En ze spraken met elkaar over alles wat voorgevallen was.
En het geschiedde, toen ze zo spraken en met elkaar van gedachten wisselden, dat Jezus zelf zich bij hen voegde en met hen meeging.
Maar hun ogen waren niet bij machte hem te herkennen.
Hij sprak echter tot hen: Wat zijn dat voor zaken, die jullie onderweg met elkaar overleggen? En ze bleven staan, met sombere gezichten.
En de een, Kleopas genaamd, antwoordde en sprak tot hem: Bent u de enige onder de vreemden in Jeruzalem, die niet weet, wat daar in deze dagen is gebeurd?
En hij sprak tot hen: Wat dan? En zij zeiden tot hem: Dat met Jezus van Nazareth, die een profeet was, machtig in werk en woord voor God en het hele volk;
hoe onze hogepriesters en de oversten hem hebben overgeleverd om hem ter dood te veroordelen en hem gekruisigd hebben.
Wij hoopten evenwel, dat hij het was die Israël verlossen zou. Maar met dit al is het nu al de derde dag, dat dit gebeurd is.
Ook hebben enkele vrouwen uit ons midden ons hevig doen schrikken; zij waren in de vroegte bij het graf geweest
en hadden zijn lichaam niet gevonden, en zijn toen komen zeggen, dat ze een verschijning van engelen hadden gezien die zeiden dat hij leeft.

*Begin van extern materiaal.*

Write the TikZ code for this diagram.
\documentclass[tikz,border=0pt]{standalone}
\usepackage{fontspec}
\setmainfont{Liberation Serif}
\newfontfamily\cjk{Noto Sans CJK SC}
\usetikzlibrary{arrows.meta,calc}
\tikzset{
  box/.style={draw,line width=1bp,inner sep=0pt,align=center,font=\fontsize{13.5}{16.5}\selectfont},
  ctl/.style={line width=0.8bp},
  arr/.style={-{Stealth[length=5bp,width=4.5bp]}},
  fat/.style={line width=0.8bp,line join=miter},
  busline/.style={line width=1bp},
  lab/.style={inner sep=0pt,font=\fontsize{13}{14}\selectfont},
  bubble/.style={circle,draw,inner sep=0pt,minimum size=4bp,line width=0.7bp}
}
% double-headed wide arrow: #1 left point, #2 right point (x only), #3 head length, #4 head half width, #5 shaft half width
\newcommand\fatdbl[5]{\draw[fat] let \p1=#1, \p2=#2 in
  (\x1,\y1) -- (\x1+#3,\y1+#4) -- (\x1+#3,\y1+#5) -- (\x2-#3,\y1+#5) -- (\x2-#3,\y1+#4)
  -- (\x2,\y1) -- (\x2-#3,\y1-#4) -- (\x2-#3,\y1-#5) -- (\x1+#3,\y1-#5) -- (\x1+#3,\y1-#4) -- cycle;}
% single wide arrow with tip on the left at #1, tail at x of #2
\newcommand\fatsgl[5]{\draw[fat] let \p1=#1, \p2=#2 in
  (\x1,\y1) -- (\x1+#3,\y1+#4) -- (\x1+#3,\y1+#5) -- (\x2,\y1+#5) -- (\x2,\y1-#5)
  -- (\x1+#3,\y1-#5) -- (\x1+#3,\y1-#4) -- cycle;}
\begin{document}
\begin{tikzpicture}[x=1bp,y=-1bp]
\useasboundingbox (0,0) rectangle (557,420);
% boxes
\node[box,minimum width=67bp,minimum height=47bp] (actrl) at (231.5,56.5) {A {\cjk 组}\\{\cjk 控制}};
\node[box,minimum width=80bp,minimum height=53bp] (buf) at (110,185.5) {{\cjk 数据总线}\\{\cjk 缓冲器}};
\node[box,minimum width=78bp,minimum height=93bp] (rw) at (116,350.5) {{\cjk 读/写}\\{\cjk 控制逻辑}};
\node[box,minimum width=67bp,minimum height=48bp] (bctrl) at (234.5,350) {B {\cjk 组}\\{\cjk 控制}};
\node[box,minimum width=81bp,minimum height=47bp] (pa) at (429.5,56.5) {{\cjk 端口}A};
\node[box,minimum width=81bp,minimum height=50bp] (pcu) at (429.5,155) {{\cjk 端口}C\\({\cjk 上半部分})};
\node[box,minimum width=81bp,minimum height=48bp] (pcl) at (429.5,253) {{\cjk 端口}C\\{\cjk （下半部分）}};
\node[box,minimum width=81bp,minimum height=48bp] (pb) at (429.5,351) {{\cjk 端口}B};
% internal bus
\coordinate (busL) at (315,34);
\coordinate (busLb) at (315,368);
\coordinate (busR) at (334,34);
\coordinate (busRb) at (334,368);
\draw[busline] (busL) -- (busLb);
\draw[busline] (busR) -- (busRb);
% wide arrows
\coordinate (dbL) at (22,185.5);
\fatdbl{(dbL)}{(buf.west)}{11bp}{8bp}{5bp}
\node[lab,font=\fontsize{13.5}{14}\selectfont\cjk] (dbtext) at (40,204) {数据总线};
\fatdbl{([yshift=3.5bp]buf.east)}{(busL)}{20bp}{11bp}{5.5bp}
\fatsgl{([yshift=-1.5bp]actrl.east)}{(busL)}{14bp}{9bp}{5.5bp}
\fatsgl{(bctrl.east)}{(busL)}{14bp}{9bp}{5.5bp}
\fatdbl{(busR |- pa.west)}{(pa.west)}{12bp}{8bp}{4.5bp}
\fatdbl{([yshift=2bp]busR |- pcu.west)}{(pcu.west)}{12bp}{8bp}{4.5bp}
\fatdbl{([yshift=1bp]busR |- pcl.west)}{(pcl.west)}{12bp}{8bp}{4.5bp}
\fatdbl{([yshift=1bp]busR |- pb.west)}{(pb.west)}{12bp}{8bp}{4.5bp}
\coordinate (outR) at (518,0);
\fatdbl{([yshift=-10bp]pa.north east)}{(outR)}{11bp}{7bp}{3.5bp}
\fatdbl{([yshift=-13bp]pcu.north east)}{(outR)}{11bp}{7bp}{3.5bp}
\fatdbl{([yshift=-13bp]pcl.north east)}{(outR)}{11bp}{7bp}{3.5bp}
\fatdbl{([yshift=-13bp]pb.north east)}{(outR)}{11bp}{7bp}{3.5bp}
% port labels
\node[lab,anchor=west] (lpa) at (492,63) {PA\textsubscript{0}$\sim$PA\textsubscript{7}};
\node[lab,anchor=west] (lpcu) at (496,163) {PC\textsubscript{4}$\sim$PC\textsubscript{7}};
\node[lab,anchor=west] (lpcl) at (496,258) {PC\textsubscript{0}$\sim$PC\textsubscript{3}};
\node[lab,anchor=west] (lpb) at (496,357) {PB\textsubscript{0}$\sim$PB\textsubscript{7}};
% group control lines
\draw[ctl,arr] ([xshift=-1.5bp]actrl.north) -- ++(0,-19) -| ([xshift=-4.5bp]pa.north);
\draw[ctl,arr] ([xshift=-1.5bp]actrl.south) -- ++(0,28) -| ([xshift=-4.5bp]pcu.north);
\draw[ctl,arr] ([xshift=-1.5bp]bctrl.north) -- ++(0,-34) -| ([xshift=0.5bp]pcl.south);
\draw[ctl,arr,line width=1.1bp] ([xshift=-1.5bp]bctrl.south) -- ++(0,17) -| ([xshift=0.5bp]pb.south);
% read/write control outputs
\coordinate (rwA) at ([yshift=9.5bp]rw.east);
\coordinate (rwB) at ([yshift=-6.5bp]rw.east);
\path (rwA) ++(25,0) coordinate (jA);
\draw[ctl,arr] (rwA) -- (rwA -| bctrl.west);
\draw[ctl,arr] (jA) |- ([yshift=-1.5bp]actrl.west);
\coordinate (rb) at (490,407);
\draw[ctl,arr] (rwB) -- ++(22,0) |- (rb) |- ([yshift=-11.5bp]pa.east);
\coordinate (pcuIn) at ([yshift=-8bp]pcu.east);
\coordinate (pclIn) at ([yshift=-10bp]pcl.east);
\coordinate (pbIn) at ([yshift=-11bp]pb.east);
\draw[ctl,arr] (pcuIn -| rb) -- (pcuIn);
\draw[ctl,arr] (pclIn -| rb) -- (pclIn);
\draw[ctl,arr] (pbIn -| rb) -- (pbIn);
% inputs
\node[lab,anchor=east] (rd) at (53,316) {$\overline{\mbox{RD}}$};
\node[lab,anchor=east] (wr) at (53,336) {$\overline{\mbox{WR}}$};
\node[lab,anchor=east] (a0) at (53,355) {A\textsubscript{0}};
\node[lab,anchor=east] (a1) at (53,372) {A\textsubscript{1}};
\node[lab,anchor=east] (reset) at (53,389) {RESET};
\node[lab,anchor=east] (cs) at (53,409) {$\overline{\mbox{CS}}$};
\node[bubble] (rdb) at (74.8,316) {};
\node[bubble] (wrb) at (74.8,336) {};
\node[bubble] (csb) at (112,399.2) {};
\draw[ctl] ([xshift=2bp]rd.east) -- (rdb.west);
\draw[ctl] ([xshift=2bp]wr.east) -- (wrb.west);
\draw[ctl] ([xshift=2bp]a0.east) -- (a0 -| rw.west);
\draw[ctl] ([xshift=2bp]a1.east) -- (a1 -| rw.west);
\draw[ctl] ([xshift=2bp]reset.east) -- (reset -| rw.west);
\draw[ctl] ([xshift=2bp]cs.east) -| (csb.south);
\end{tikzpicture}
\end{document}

En sommigen van ons zijn naar het graf gegaan en hebben het zo bevonden als de vrouwen hebben gezegd; maar hem zagen ze niet.
En hij sprak tot hen: 0 jullie dwazen, tragen van hart om niet te geloven alles wat de profeten gesproken hebben!

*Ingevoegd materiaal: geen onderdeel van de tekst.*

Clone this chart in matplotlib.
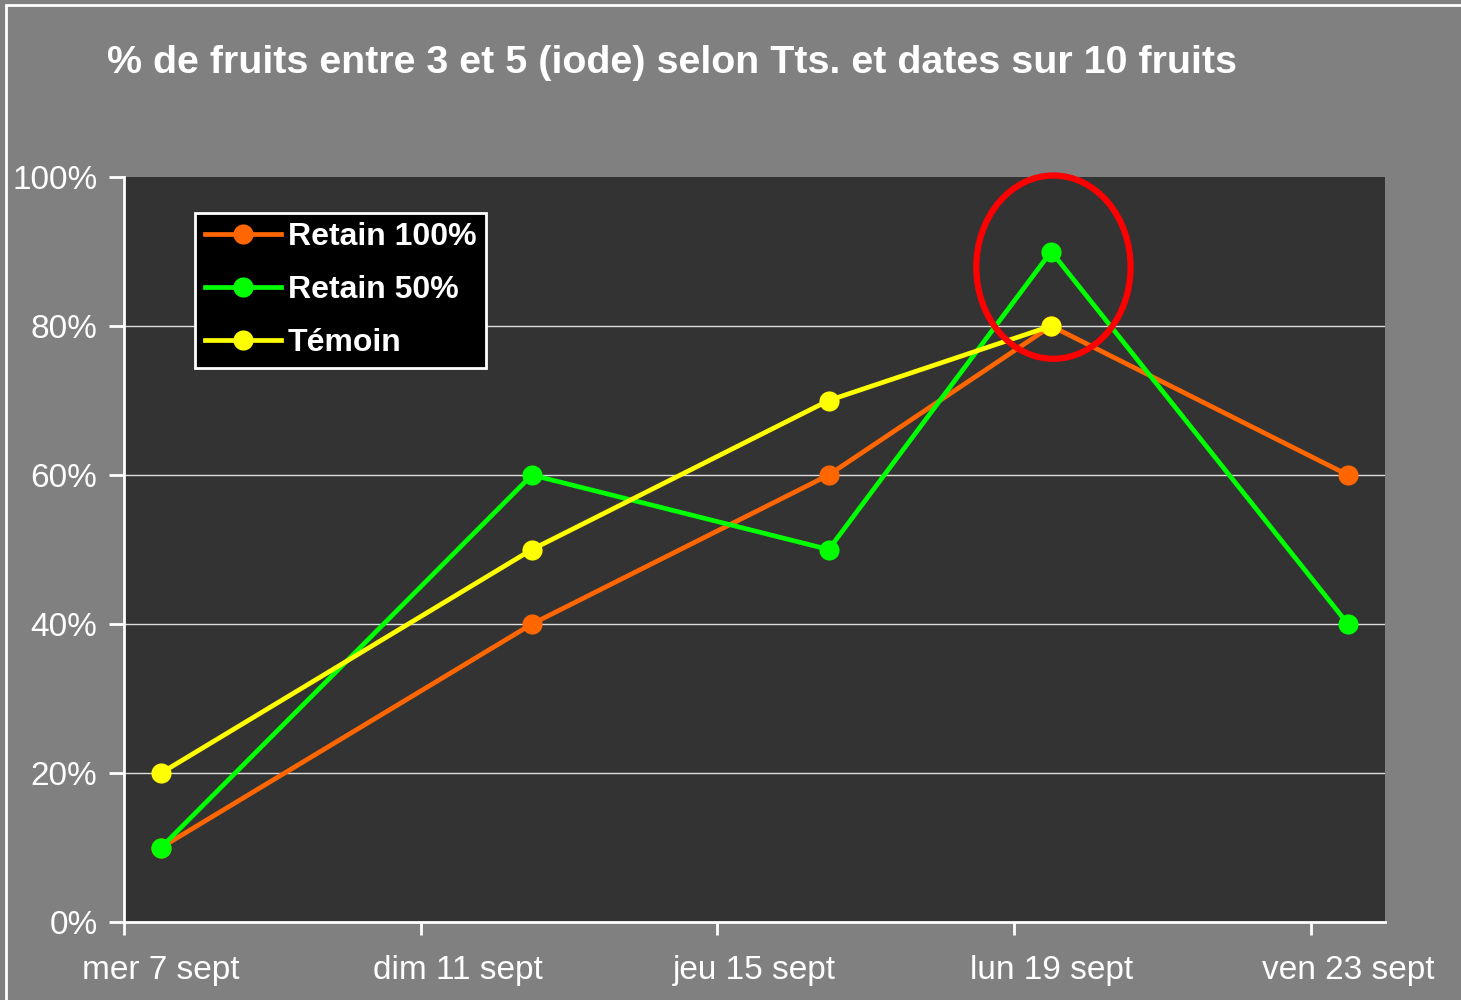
import numpy as np
import matplotlib.pyplot as plt
import matplotlib.dates as mdates
from matplotlib.patches import Ellipse, Rectangle

plt.rcParams['font.family'] = ['Liberation Sans', 'DejaVu Sans']

TITLE = "% de fruits entre 3 et 5 (iode) selon Tts. et dates sur 10 fruits"

dates = np.array(['2011-09-07', '2011-09-12', '2011-09-16', '2011-09-19', '2011-09-23'],
                 dtype='datetime64[D]')
retain_100 = [10, 40, 60, 80, 60]
retain_50 = [10, 60, 50, 90, 40]
temoin = [20, 50, 70, 80]

tick_dates = np.array(['2011-09-07', '2011-09-11', '2011-09-15', '2011-09-19', '2011-09-23'],
                      dtype='datetime64[D]')
tick_labels = ['mer 7 sept', 'dim 11 sept', 'jeu 15 sept', 'lun 19 sept', 'ven 23 sept']
y_ticks = [0, 20, 40, 60, 80, 100]

series = [
    ('Retain 100%', retain_100, '#FF6600'),
    ('Retain 50%', retain_50, '#00FF00'),
    ('Témoin', temoin, '#FFFF00'),
]

GREY = '#808080'
DARK = '#333333'

fig = plt.figure(figsize=(14.61, 10), dpi=100, facecolor=GREY)
fig.patches.append(Rectangle((0.004, -0.01), 1.1, 1.005, transform=fig.transFigure,
                             facecolor='none', edgecolor='white', linewidth=2))
ax = fig.add_axes([124 / 1461, 78 / 1000, 1261 / 1461, 745 / 1000], facecolor=DARK)

# Excel-style date axis: each point sits in the middle of its day
half_day = np.timedelta64(12, 'h')
for z, (name, vals, col) in enumerate(series):
    x = dates[:len(vals)].astype('datetime64[h]') + half_day
    ax.plot(x, vals, color=col, lw=3.4, marker='o', markersize=14.5,
            markeredgewidth=0, label=name, zorder=3 + z)

ax.set_ylim(0, 100)
ax.set_xlim(np.datetime64('2011-09-07'), np.datetime64('2011-09-24'))
ax.set_yticks(y_ticks)
ax.set_yticklabels([f'{v}%' for v in y_ticks])
for v in y_ticks[1:-1]:
    ax.axhline(v, color='#DDDDDD', lw=1, zorder=1)

ax.set_xticks(tick_dates)
ax.set_xticklabels([])
ax.set_xticks(tick_dates.astype('datetime64[h]') + half_day, minor=True)
ax.set_xticklabels(tick_labels, minor=True)
ax.tick_params(axis='x', which='major', direction='out', length=9, width=2, color='white')
ax.tick_params(axis='x', which='minor', length=0, pad=24, labelsize=24, labelcolor='white')
ax.tick_params(axis='y', direction='out', length=11, width=2, color='white',
               pad=8, labelsize=24, labelcolor='white')

for s in ['top', 'right']:
    ax.spines[s].set_visible(False)
for s in ['left', 'bottom']:
    ax.spines[s].set_color('white')
    ax.spines[s].set_linewidth(2)

# red highlight around the peak
peak = np.argmax(retain_50)
cx = mdates.date2num(dates[peak].astype('datetime64[h]') + half_day)
ell = Ellipse((cx + 0.03, 87.9), width=2.08, height=24.6, fill=False,
              edgecolor='#FF0000', lw=4.5, zorder=10, clip_on=False)
ax.add_patch(ell)

leg = ax.legend(loc='upper left', bbox_to_anchor=(0.0565, 0.952), frameon=True,
                fancybox=False, facecolor='black', edgecolor='white', framealpha=1,
                prop={'size': 23, 'weight': 'bold'}, labelspacing=0.72,
                handlelength=2.4, handletextpad=0.2, borderpad=0.3, borderaxespad=0)
leg.get_frame().set_linewidth(2)
for t in leg.get_texts():
    t.set_color('white')

fig.text(107 / 1461, 1 - 63 / 1000, TITLE, color='white', fontsize=28.4,
         fontweight='bold', ha='left', va='center')

fig.savefig('out.png', dpi=100, facecolor=GREY)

Moest de Christus dit niet lijden om in zijn heerlijkheid in te gaan?
En toen begon hij bij Mozes en alle profeten en legde hun uit, wat in al de Schriften over hem gezegd was.
En ze naderden het dorp, waar ze heen gingen. En hij deed alsof hij verder wilde gaan.

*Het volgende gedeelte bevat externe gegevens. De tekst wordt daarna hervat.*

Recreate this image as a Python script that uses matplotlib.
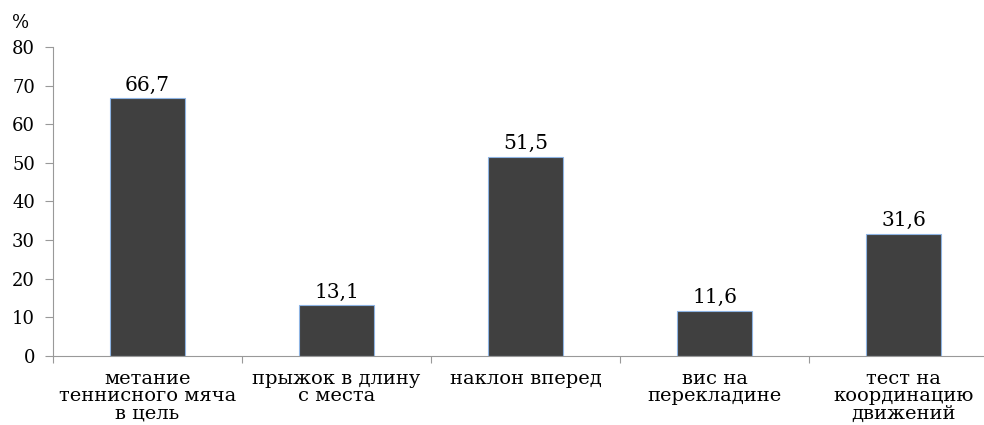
import matplotlib.pyplot as plt
import numpy as np

plt.rcParams['font.family'] = ['DejaVu Serif']

categories = ['метание\nтеннисного мяча\nв цель', 'прыжок в длину\nс места', 'наклон вперед',
              'вис на\nперекладине', 'тест на\nкоординацию\nдвижений']
values = [66.7, 13.1, 51.5, 11.6, 31.6]
value_labels = ['66,7', '13,1', '51,5', '11,6', '31,6']
yticks = [0, 10, 20, 30, 40, 50, 60, 70, 80]

fig = plt.figure(figsize=(9.84, 4.25), dpi=100)
ax = fig.add_axes([0.0539, 0.1624, 0.9604, 0.727])

x = np.arange(len(categories))
bars = ax.bar(x, values, width=0.40, color='#404040', edgecolor='#8eb4e3', linewidth=0.8)
for xi, v, lab in zip(x, values, value_labels):
    ax.text(xi, v + 1.0, lab, ha='center', va='bottom', fontsize=14.5)

ax.set_xlim(-0.5, len(categories) - 0.5)
ax.set_ylim(0, 80)
ax.set_yticks(yticks)
ax.tick_params(axis='y', labelsize=13, length=6, color='#999999', pad=7)

ax.set_xticks(np.arange(len(categories) + 1) - 0.5)
ax.set_xticklabels([])
ax.tick_params(axis='x', length=5, color='#999999')
ax.set_xticks(x, minor=True)
ax.set_xticklabels(categories, minor=True, fontsize=14, linespacing=0.95)
ax.tick_params(axis='x', which='minor', length=0, pad=10)

for s in ['top', 'right']:
    ax.spines[s].set_visible(False)
ax.spines['left'].set_color('#999999')
ax.spines['bottom'].set_color('#999999')

fig.text(0.012, 0.935, '%', fontsize=13)

fig.savefig('out.png', dpi=100)
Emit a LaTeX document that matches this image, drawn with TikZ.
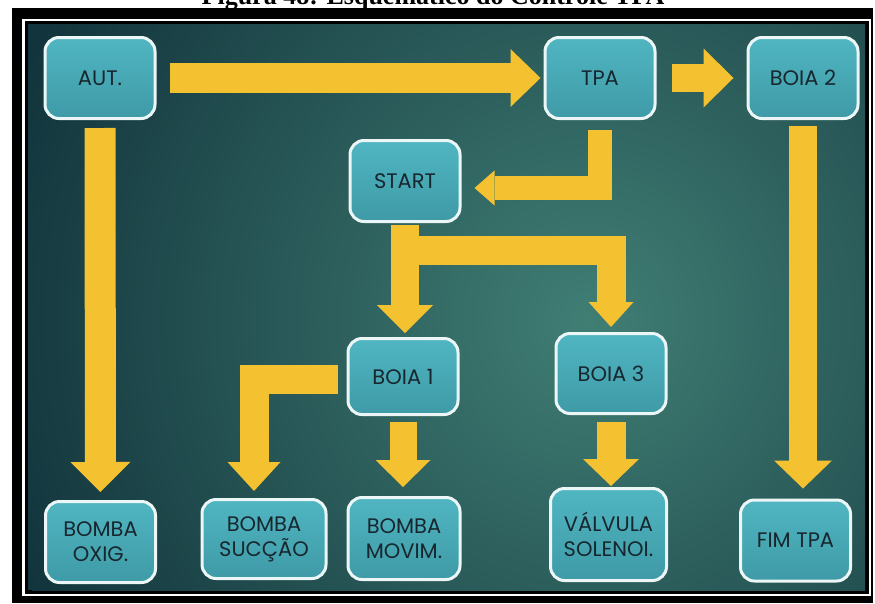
\documentclass[tikz,border=0pt]{standalone}
\usepackage{fontspec}
\newfontfamily\boxfont{Poppins}
\newfontfamily\capfont{Liberation Serif}
\usepackage{tikz}
\usetikzlibrary{arrows.meta,positioning}
\definecolor{bgin}{RGB}{64,126,116}
\definecolor{bgout}{RGB}{18,52,60}
\definecolor{boxtop}{RGB}{80,182,194}
\definecolor{boxbot}{RGB}{62,154,166}
\definecolor{boxline}{RGB}{236,246,246}
\definecolor{boxtext}{RGB}{24,38,46}
\definecolor{gold}{RGB}{244,194,48}
\tikzset{
  box/.style={draw=boxline, line width=3pt, rounded corners=14pt,
    top color=boxtop, bottom color=boxbot,
    minimum width=110pt, minimum height=81pt, inner sep=2pt,
    align=center, text=boxtext, font=\boxfont\fontsize{21}{25}\selectfont},
  pipe/.style n args={3}{draw=gold, line width=#1, line cap=butt, line join=miter,
    -{Triangle[width=#2, length=#3, line width=0pt]}}
}

\begin{document}
\begin{tikzpicture}[x=1pt,y=-1pt]
\clip (0,0) rectangle (875,603);
\fill[black] (12,8) rectangle (873,603);
\draw[white, line width=2.5pt] (23.5,20) rectangle (870,595);
\begin{scope}
  \clip (28,24) rectangle (865,590);
  \fill[bgout] (28,24) rectangle (865,590);
  \shade[inner color=bgin, outer color=bgout] (590,320) circle (620);
\end{scope}
\node[font=\capfont\bfseries\fontsize{26}{30}\selectfont, anchor=base] (cap) at (433,4.5) {Figura 48: Esquemático do Controle TPA};

\node[box] (aut) at (100,78) {AUT.};
\node[box] (tpa) at (600,78) {TPA};
\node[box] (boiatwo) at (803,78) {BOIA 2};
\node[box] (start) at (405,181) {START};
\node[box, minimum height=76pt] (boiaone) at (403,376.5) {BOIA 1};
\node[box, minimum height=80pt] (boiathree) at (611,373.5) {BOIA 3};
\node[box] (oxig) at (100.5,542) {BOMBA\\OXIG.};
\node[box, minimum width=124pt, minimum height=79pt] (succ) at (264,539) {BOMBA\\SUCÇÃO};
\node[box, minimum width=112pt, minimum height=82pt] (movim) at (404,538.5) {BOMBA\\MOVIM.};
\node[box, minimum width=116pt, minimum height=92pt] (valv) at (608.5,534.5) {VÁLVULA\\SOLENOI.};
\node[box] (fim) at (795.5,540.5) {FIM TPA};

\draw[pipe={30pt}{58pt}{30pt}, shorten <=13pt, shorten >=3pt] (aut) -- (tpa);
\draw[pipe={28pt}{59pt}{30pt}, shorten <=15pt, shorten >=13pt] (tpa) -- (boiatwo);
\draw[pipe={31pt}{60pt}{30pt}, shorten <=8pt, shorten >=8pt] (aut) -- (oxig);
\draw[pipe={28pt}{58pt}{28pt}, shorten <=6pt, shorten >=10pt] (boiatwo.south) -- (boiatwo.south |- fim.north);
\draw[pipe={24pt}{35pt}{20pt}] ([yshift=-10pt]tpa.south) |- ([xshift=13pt,yshift=-7pt]start.east);
\draw[pipe={28pt}{56pt}{28pt}, shorten <=2pt, shorten >=4pt] (start.south) -- (start.south |- boiaone.north);
\draw[pipe={29pt}{45pt}{25pt}] ([yshift=-27pt]start.south) -| ([yshift=5pt]boiathree.north);
\draw[pipe={29pt}{53pt}{29pt}] ([xshift=-9pt,yshift=-3pt]boiaone.west) -| ([xshift=-10pt,yshift=7pt]succ.north);
\draw[pipe={27pt}{55pt}{27pt}, shorten <=6pt, shorten >=9pt] (boiaone.south) -- (boiaone.south |- movim.north);
\draw[pipe={29pt}{56pt}{27pt}, shorten <=7pt, shorten >=1pt] (boiathree.south) -- (boiathree.south |- valv.north);
\end{tikzpicture}
\end{document}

En ze nodigden hem met aandrang uit en zeiden: Blijf bij ons; want het wordt avond, en de dag loopt al ten einde. En hij ging binnen om bij hen te blijven.
En het geschiedde toen hij met hen aan tafel zat dat hij het brood nam, de zegen uitsprak, het brak en het hun aanreikte.
Toen werden hun ogen geopend, en ze herkenden hem. En hij verdween uit hun midden.
En ze zeiden tot elkaar: brandde ons hart niet in ons, toen hij onderweg met ons sprak en ons de Schriften opende?
En ze stonden op en keerden op datzelfde uur terug naar Jeruzalem en troffen de elf bijeen én die bij hen waren;
en die zeiden: de Heer is werkelijk opgestaan en aan Simon verschenen.
En zij vertelden, wat er onderweg was gebeurd en hoe hij door hen herkend werd, toen hij het brood brak.